With Guy Fawkes night approaching on 5th November, we revisit the CSC guidance for the planning of fireworks displays and bonfires. Although one of the most popular festivals of the year, Guy Fawkes night can also be considered as potentially one of the most dangerous.
Keeping your staff and customers safe should always remain your number one priority so before planning anything, ensure a thorough risk assessment is undertaken.

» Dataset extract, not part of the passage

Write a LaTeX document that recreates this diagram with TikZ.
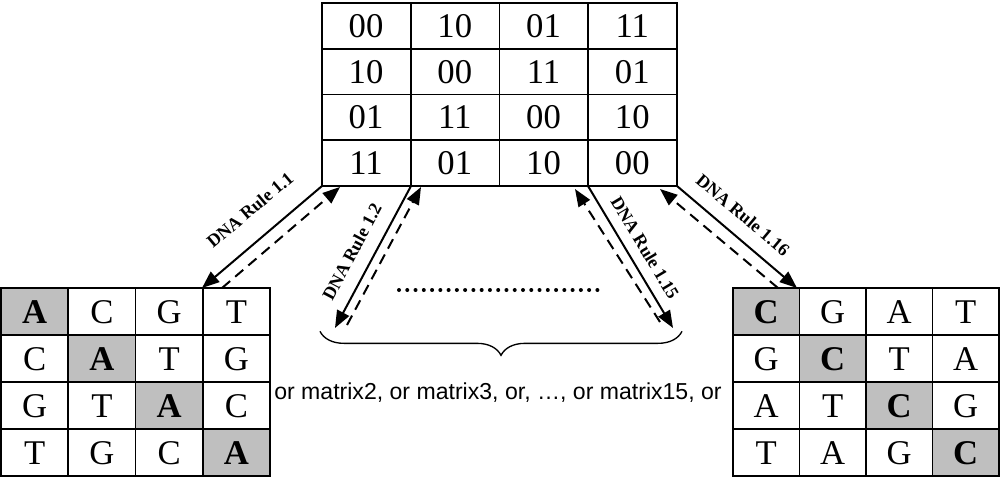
\documentclass[tikz,border=0pt]{standalone}
\usepackage{fontspec}
\setmainfont{Liberation Serif}
\newfontfamily\arialf{Liberation Sans}
\usetikzlibrary{arrows.meta,decorations.pathreplacing}
\begin{document}
\begin{tikzpicture}[x=0.75pt,y=-0.75pt,
  sol/.style={line width=1.5pt,-{Triangle[length=13pt,width=10pt]}},
  das/.style={line width=1.5pt,dash pattern=on 8pt off 5pt,-{Triangle[length=13pt,width=10pt]}},
  lab/.style={font=\bfseries\fontsize{13.5}{13.5}\selectfont}]
\useasboundingbox (0,0) rectangle (1000,476);
\def\cf{\fontsize{26}{26}\selectfont}
% top matrix
\foreach \r/\row in {0/{00,10,01,11},1/{10,00,11,01},2/{01,11,00,10},3/{11,01,10,00}}{
  \foreach \v [count=\c from 0] in \row {
    \draw[line width=1.3pt] ({322+88.75*\c},{3+45.75*\r}) rectangle ({322+88.75*(\c+1)},{3+45.75*(\r+1)});
    \node[font=\cf] at ({322+88.75*\c+44},{3+45.75*\r+23}) {\v};
  }}
\coordinate (T11) at (322,186); \coordinate (T12) at (411,186);
\coordinate (T15) at (588,186); \coordinate (T16) at (677,186);
% left matrix
\foreach \r/\row in {0/{A,C,G,T},1/{C,A,T,G},2/{G,T,A,C},3/{T,G,C,A}}{
  \foreach \v [count=\c from 0] in \row {
    \ifnum\c=\r
      \filldraw[fill=gray!50,line width=1.3pt] ({1+67.25*\c},{288+47*\r}) rectangle ({1+67.25*(\c+1)},{288+47*(\r+1)});
      \node[font=\bfseries\cf] at ({1+67.25*\c+33.6},{288+47*\r+24}) {\v};
    \else
      \draw[line width=1.3pt] ({1+67.25*\c},{288+47*\r}) rectangle ({1+67.25*(\c+1)},{288+47*(\r+1)});
      \node[font=\cf] at ({1+67.25*\c+33.6},{288+47*\r+24}) {\v};
    \fi
  }}
% right matrix
\foreach \r/\row in {0/{C,G,A,T},1/{G,C,T,A},2/{A,T,C,G},3/{T,A,G,C}}{
  \foreach \v [count=\c from 0] in \row {
    \ifnum\c=\r
      \filldraw[fill=gray!50,line width=1.3pt] ({733+66.5*\c},{288+47*\r}) rectangle ({733+66.5*(\c+1)},{288+47*(\r+1)});
      \node[font=\bfseries\cf] at ({733+66.5*\c+33.2},{288+47*\r+24}) {\v};
    \else
      \draw[line width=1.3pt] ({733+66.5*\c},{288+47*\r}) rectangle ({733+66.5*(\c+1)},{288+47*(\r+1)});
      \node[font=\cf] at ({733+66.5*\c+33.2},{288+47*\r+24}) {\v};
    \fi
  }}
\coordinate (L1) at (202,288); \coordinate (L1d) at (222,288);
\coordinate (R1) at (797,288); \coordinate (R1d) at (778,288);
\coordinate (B2) at (335,328); \coordinate (B2d) at (347,325);
\coordinate (B15) at (673,328); \coordinate (B15d) at (660,322);
\coordinate (T11d) at (340,187); \coordinate (T12d) at (421,187);
\coordinate (T15d) at (575,189); \coordinate (T16d) at (660,189);
% arrows
\draw[sol] (T11) -- (L1);
\draw[das] (L1d) -- (T11d);
\draw[sol] (T12) -- (B2);
\draw[das] (B2d) -- (T12d);
\draw[sol] (T15) -- (B15);
\draw[das] (B15d) -- (T15d);
\draw[sol] (T16) -- (R1);
\draw[das] (R1d) -- (T16d);
\node[lab,rotate=40] at (250,210) {DNA Rule 1.1};
\node[lab,rotate=62] at (352,252) {DNA Rule 1.2};
\node[lab,rotate=-59] at (645,248) {DNA Rule 1.15};
\node[lab,rotate=-40] at (743,215) {DNA Rule 1.16};
% dots
\draw[line width=3pt,dash pattern=on 0pt off 6.2pt,line cap=round] (399,290) -- (605,290);
% brace
\coordinate (BL) at (320,326); \coordinate (BR) at (682,326);
\draw[line width=1pt,decorate,decoration={brace,mirror,amplitude=18pt,raise=4pt}] (BL) -- (BR);
\node[font=\arialf\fontsize{17.3}{17.3}\selectfont] at (498,393) {or matrix2, or matrix3, or, \dots, or matrix15, or};
\end{tikzpicture}
\end{document}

At private and commercial displays, sparklers caused more injuries than air-bombs, bangers, rockets and roman candles combined. Half of all firework accidents happen to children under the age of sixteen. Today parents are more aware than ever of the risk of fireworks and many will seek out organised displays to entertain their families, rather than arranging a home garden display.
Implications for Clients:
Organised displays are generally safer than private displays. An organised display means you are “contracting the services of another” and these specialist firework people are at “work” while they organise and then carry out your display. If something goes wrong resulting in an injury, it will be your brand name & reputation which will be blamed in the media, so prior planning is prudent.
A risk assessment will need to be conducted by the firework display professionals for the intended site.
Due to the powerful nature of the type of fireworks used for display purposes, specific focus needs to be placed on crowd control and the use of exclusion barriers. Arrangements also need to be made for management of first aid and action to be taken in the event of an evacuation. These issues need to be addressed with the competent person/s responsible for managing the event.
Be Prepared – Key points to consider depending on the size of the display include:
- Liaison with the authorities, fire & police (check with own insurers)
- Check whether you are adequately insured to cover any firework-related injuries to those present at the display
- Storage of fireworks must be secure prior to the display
- Emergency drill should something go wrong
- Means and methods of outside communication in the dark (torches, radios, jackets, etc)
- Arrange for fire extinguishers, buckets of water, buckets of sand and metal litter bins to be made available on the night
- Review marshalling and first aid cover
- Lighting for pathways and steps (slips, trips, falls)
- Car parking & pedestrian access routes (use of marshal’s)
- Publicise that spectators will not be allowed to bring their own fireworks
- Crowd control
- Plan for bad weather and how it could affect not only your function but the wider community (wind blowing smoke etc)
- Bonfire planning: building-ignition-removal of ash
- Completion of a written and thorough risk assessment
The above are just some of the actions to be taken to ensure you have a safe and profitable event, but are by no means exhaustive.